3. **Compare $$u_{3}$$ and $$u_{4}$$**:
$$u_{3} = \sqrt[3]{3}$$
$$u_{4} = \sqrt{2}$$
From our previous comparison, we know that $$\sqrt[3]{3} > \sqrt{2}$$.
So, $$u_{3} > u_{4}$$.

**step7** Determining the sequence type

Let's summarize the comparisons we made:
- From $$u_{1}$$ to $$u_{2}$$, the sequence increases ($$1 < \sqrt{2}$$).
- From $$u_{2}$$ to $$u_{3}$$, the sequence increases ($$\sqrt{2} < \sqrt[3]{3}$$).

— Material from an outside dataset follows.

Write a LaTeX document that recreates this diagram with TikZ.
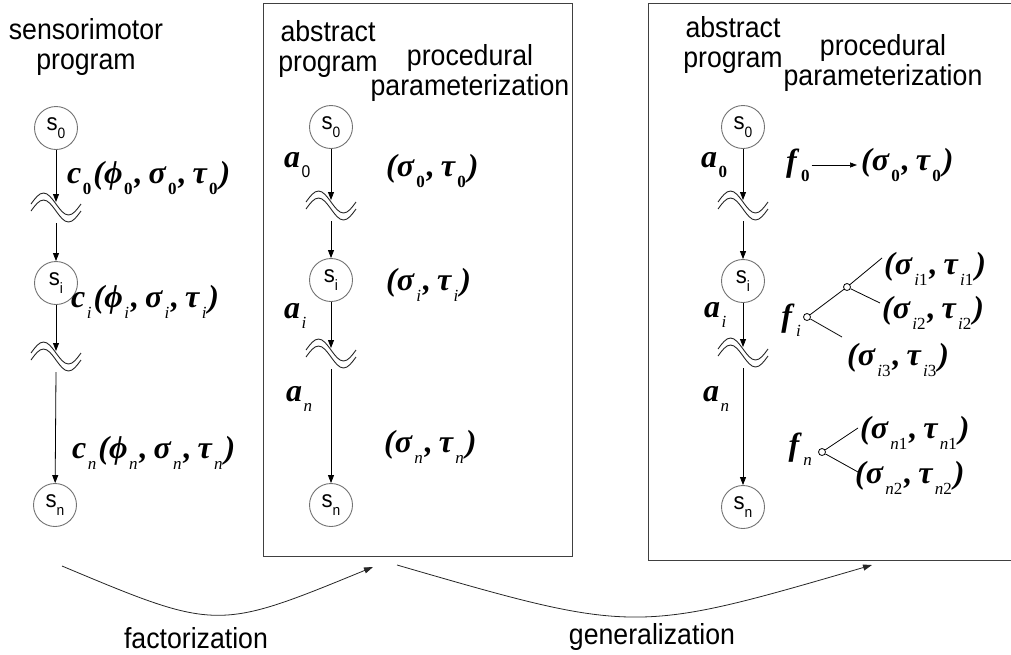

- From $$u_{3}$$ to $$u_{4}$$, the sequence decreases ($$\sqrt[3]{3} > \sqrt{2}$$).
Since the sequence first increases and then decreases, it does not maintain a consistent direction (either always increasing or always decreasing). Therefore, the list $$u_{1}$$, $$u_{2}$$, $$u_{3}$$, $$u_{4}$$ is neither an increasing sequence nor a decreasing sequence.